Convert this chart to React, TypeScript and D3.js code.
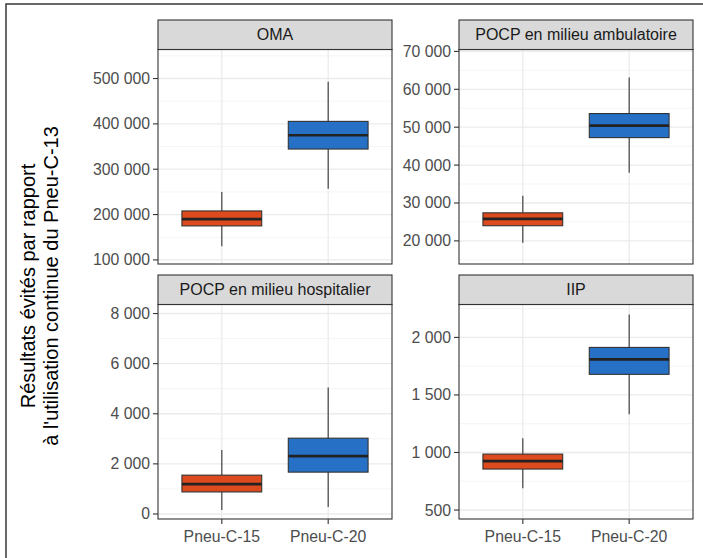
import * as d3 from 'd3';
import React from 'react';

// categories / facets
const groups = ['Pneu-C-15', 'Pneu-C-20'];
const facets = ['OMA', 'POCP en milieu ambulatoire', 'POCP en milieu hospitalier', 'IIP'];

// box stats per facet: [low whisker, q1, median, q3, high whisker], one row per group
const omaStats = [
  [130000, 175000, 190000, 208000, 250000],
  [257000, 344500, 375000, 405500, 493000],
];
const ambStats = [
  [19500, 24000, 25800, 27400, 31900],
  [38000, 47250, 50400, 53600, 63100],
];
const hospStats = [
  [160, 880, 1190, 1550, 2550],
  [280, 1670, 2310, 3025, 5050],
];
const iipStats = [
  [690, 856, 925, 986, 1124],
  [1332, 1679, 1809, 1913, 2199],
];
const allStats = [omaStats, ambStats, hospStats, iipStats];

// y axis limits and tick labels per facet
const yLimits = [
  [91000, 564000],
  [13900, 70500],
  [-200, 8360],
  [422, 2286],
];
const yTicks = [
  [100000, 200000, 300000, 400000, 500000],
  [20000, 30000, 40000, 50000, 60000, 70000],
  [0, 2000, 4000, 6000, 8000],
  [500, 1000, 1500, 2000],
];

const fillColors = ['#DC4A1D', '#2670C5'];

const titleLines = ['Résultats évités par rapport', "à l'utilisation continue du Pneu-C-13"];

const FONT = "'Liberation Sans', Arial, Helvetica, sans-serif";

const fr = d3.formatLocale({ decimal: ',', thousands: ' ', grouping: [3], currency: ['', ''] });
const fmt = fr.format(',d');

const colLeft = [158, 459];
const panelW = 234;
const rowTop = [20, 275];
const stripH = 29.5;
const plotH = 214.5;

function Panel({ idx }: { idx: number }) {
  const col = idx % 2;
  const row = Math.floor(idx / 2);
  const x0 = colLeft[col];
  const sTop = rowTop[row];
  const pTop = sTop + stripH;
  const pBot = pTop + plotH;

  const x = d3.scalePoint<string>().domain(groups).range([x0, x0 + panelW]).padding(0.6);
  const y = d3.scaleLinear().domain(yLimits[idx]).range([pBot, pTop]);
  const step = x.step();
  const boxW = step * 0.75;

  const ticks = yTicks[idx];
  const d = ticks[1] - ticks[0];
  const minor: number[] = [];
  for (let i = -1; i < ticks.length; i++) {
    const m = ticks[0] + d * i + d / 2;
    const [lo, hi] = yLimits[idx];
    if (m >= lo && m <= hi) minor.push(m);
  }

  const stats = allStats[idx];

  return (
    <g>
      {/* plot background */}
      <rect x={x0} y={pTop} width={panelW} height={plotH} fill="#fff" />
      {/* minor grid */}
      {minor.map((m) => (
        <line key={'mn' + m} x1={x0} x2={x0 + panelW} y1={y(m)} y2={y(m)} stroke="#F3F3F3" strokeWidth={0.8} />
      ))}
      {/* major grid */}
      {ticks.map((t) => (
        <line key={'mj' + t} x1={x0} x2={x0 + panelW} y1={y(t)} y2={y(t)} stroke="#EBEBEB" strokeWidth={1.3} />
      ))}
      {groups.map((g) => (
        <line key={'vx' + g} x1={x(g)} x2={x(g)} y1={pTop} y2={pBot} stroke="#EBEBEB" strokeWidth={1.3} />
      ))}
      {/* boxes */}
      {stats.map((s, i) => {
        const cx = x(groups[i]) as number;
        return (
          <g key={'b' + i}>
            <line x1={cx} x2={cx} y1={y(s[4])} y2={y(s[0])} stroke="#333" strokeWidth={1.1} />
            <rect x={cx - boxW / 2} y={y(s[3])} width={boxW} height={y(s[1]) - y(s[3])}
              fill={fillColors[i]} stroke="#333" strokeWidth={1.1} />
            <line x1={cx - boxW / 2} x2={cx + boxW / 2} y1={y(s[2])} y2={y(s[2])} stroke="#222" strokeWidth={2.6} />
          </g>
        );
      })}
      {/* panel border */}
      <rect x={x0} y={pTop} width={panelW} height={plotH} fill="none" stroke="#333" strokeWidth={1.1} />
      {/* strip */}
      <rect x={x0} y={sTop} width={panelW} height={stripH} fill="#D9D9D9" stroke="#333" strokeWidth={1.1} />
      <text x={x0 + panelW / 2} y={sTop + stripH / 2 + 5.6} textAnchor="middle" fontSize={16}
        fill="#1A1A1A" fontFamily={FONT}>{facets[idx]}</text>
      {/* y axis */}
      {ticks.map((t) => (
        <g key={'yt' + t}>
          <line x1={x0 - 5} x2={x0} y1={y(t)} y2={y(t)} stroke="#333" strokeWidth={1.1} />
          <text x={x0 - 8} y={y(t) + 5.5} textAnchor="end" fontSize={15.8} fill="#4D4D4D" fontFamily={FONT}>
            {fmt(t)}
          </text>
        </g>
      ))}
      {/* x axis (bottom row only) */}
      {row === 1 && groups.map((g) => (
        <g key={'xt' + g}>
          <line x1={x(g)} x2={x(g)} y1={pBot} y2={pBot + 5} stroke="#333" strokeWidth={1.1} />
          <text x={x(g)} y={pBot + 23} textAnchor="middle" fontSize={15.8} fill="#4D4D4D" fontFamily={FONT}>{g}</text>
        </g>
      ))}
    </g>
  );
}

export default function App() {
  return (
    <svg width={703} height={558} style={{ position: 'absolute', left: 0, top: 0, background: '#fff' }}>
      <rect x={0} y={0} width={703} height={558} fill="#fff" />
      <rect x={6} y={4} width={900} height={900} fill="none" stroke="#444" strokeWidth={1.6} />
      {facets.map((f, i) => <Panel key={f} idx={i} />)}
      <g transform="translate(35, 286) rotate(-90)">
        {titleLines.map((t, i) => (
          <text key={t} x={0} y={i * 22.5} textAnchor="middle" fontSize={20} fill="#000" fontFamily={FONT}>{t}</text>
        ))}
      </g>
    </svg>
  );
}
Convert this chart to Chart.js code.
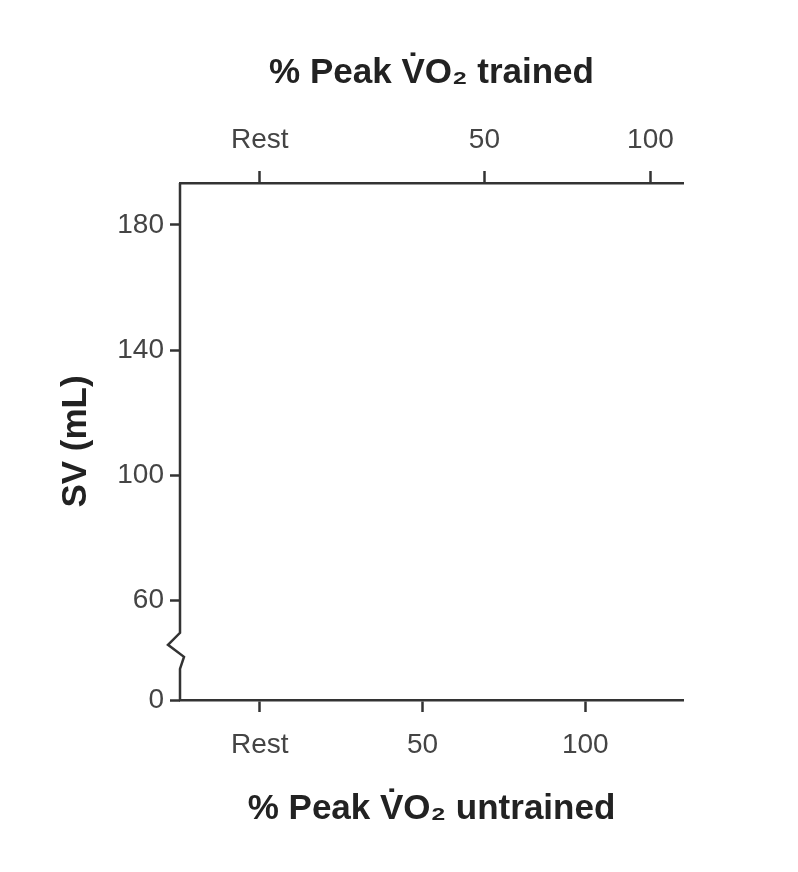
<!DOCTYPE html>
<html>
<head>
<meta charset="utf-8">
<script src="https://cdn.jsdelivr.net/npm/chart.js@4.4.1/dist/chart.umd.min.js"></script>
<style>
  html, body { margin: 0; padding: 0; background: #fff; }
  #wrap { width: 798px; height: 872px; }
</style>
</head>
<body>
<div id="wrap"><canvas id="chart"></canvas></div>
<script>
// bottom axis (% peak VO2 untrained)
var bottomTicks = [0, 50, 100];
var bottomLabels = ['Rest', '50', '100'];
// top axis (% peak VO2 trained), placed against the untrained scale
var topTicks = [0, 69, 120];
var topLabels = ['Rest', '50', '100'];
// y axis (SV, mL); the 0 sits below an axis break
var yTicks = [28.3, 60, 100, 140, 180];
var yLabels = ['0', '60', '100', '140', '180'];
var xMin = -24.5, xMax = 130;
var yMin = 28.3, yMax = 193.4;

var ink = '#333';
var tickFont = { family: 'Liberation Sans Narrow, Liberation Sans', size: 28 };
var titleFont = { family: 'Liberation Sans', size: 35, weight: 'bold' };

function fixedTicks(values) {
    return function(scale) {
        scale.ticks = values.map(function(v) { return { value: v }; });
    };
}
function labelFrom(values, labels) {
    return function(value) {
        var i = values.indexOf(value);
        return i >= 0 ? labels[i] : '';
    };
}

// left axis line with the zig-zag break near the bottom
var breakAxis = {
    id: 'breakAxis',
    afterDraw: function(chart) {
        var ctx = chart.ctx, a = chart.chartArea, y = chart.scales.y;
        var x0 = a.left;
        var yb = y.getPixelForValue(44);
        ctx.save();
        ctx.strokeStyle = ink;
        ctx.lineWidth = 2.5;
        ctx.beginPath();
        ctx.moveTo(x0, a.top);
        ctx.lineTo(x0, yb - 18);
        ctx.lineTo(x0 - 12, yb - 6);
        ctx.lineTo(x0 + 4, yb + 6);
        ctx.lineTo(x0, yb + 18);
        ctx.lineTo(x0, a.bottom);
        ctx.stroke();
        ctx.restore();
    }
};

new Chart(document.getElementById('chart'), {
    type: 'scatter',
    data: { datasets: [{ data: [] }] },
    options: {
        responsive: true,
        maintainAspectRatio: false,
        animation: false,
        layout: { padding: { left: 0, right: 115, top: 0, bottom: 0 } },
        plugins: { legend: { display: false }, tooltip: { enabled: false } },
        scales: {
            x: {
                type: 'linear', position: 'bottom', min: xMin, max: xMax,
                afterBuildTicks: fixedTicks(bottomTicks),
                afterFit: function(s) { s.height = 172; },
                grid: { drawOnChartArea: false, tickLength: 12, tickWidth: 2.5, color: ink },
                border: { display: true, color: ink, width: 2.5 },
                ticks: { color: '#444', font: tickFont, padding: 16, maxRotation: 0,
                         callback: labelFrom(bottomTicks, bottomLabels) },
                title: { display: true, text: '% Peak V\u0307O\u2082 untrained', color: '#222',
                         font: titleFont, padding: { top: 0, bottom: 42 } }
            },
            x2: {
                type: 'linear', position: 'top', min: xMin, max: xMax,
                afterBuildTicks: fixedTicks(topTicks),
                afterFit: function(s) { s.height = 183; },
                grid: { drawOnChartArea: false, tickLength: 12, tickWidth: 2.5, color: ink },
                border: { display: true, color: ink, width: 2.5 },
                ticks: { color: '#444', font: tickFont, padding: 14, maxRotation: 0,
                         callback: labelFrom(topTicks, topLabels) },
                title: { display: true, text: '% Peak V\u0307O\u2082 trained', color: '#222',
                         font: titleFont, padding: { top: 52, bottom: 0 } }
            },
            y: {
                type: 'linear', min: yMin, max: yMax,
                afterBuildTicks: fixedTicks(yTicks),
                afterFit: function(s) { s.width = 180; },
                grid: { drawOnChartArea: false, tickLength: 10, tickWidth: 2.5, color: ink },
                border: { display: false },
                ticks: { color: '#444', font: tickFont, padding: 6,
                         callback: labelFrom(yTicks, yLabels) },
                title: { display: true, text: 'SV (mL)', color: '#222',
                         font: titleFont, padding: { top: 55, bottom: 0 } }
            }
        }
    },
    plugins: [breakAxis]
});
</script>
</body>
</html>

Exercise aim: Extract the lines exactly, please: the first line of the listing, the line with "const allStats = [omaStats, ambStats, hospStats, iipStats];", and every line between them, but no pictures.

Written answer:
Convert this chart to React, TypeScript and D3.js code.
import * as d3 from 'd3';
import React from 'react';

// categories / facets
const groups = ['Pneu-C-15', 'Pneu-C-20'];
const facets = ['OMA', 'POCP en milieu ambulatoire', 'POCP en milieu hospitalier', 'IIP'];

// box stats per facet: [low whisker, q1, median, q3, high whisker], one row per group
const omaStats = [
  [130000, 175000, 190000, 208000, 250000],
  [257000, 344500, 375000, 405500, 493000],
];
const ambStats = [
  [19500, 24000, 25800, 27400, 31900],
  [38000, 47250, 50400, 53600, 63100],
];
const hospStats = [
  [160, 880, 1190, 1550, 2550],
  [280, 1670, 2310, 3025, 5050],
];
const iipStats = [
  [690, 856, 925, 986, 1124],
  [1332, 1679, 1809, 1913, 2199],
];
const allStats = [omaStats, ambStats, hospStats, iipStats];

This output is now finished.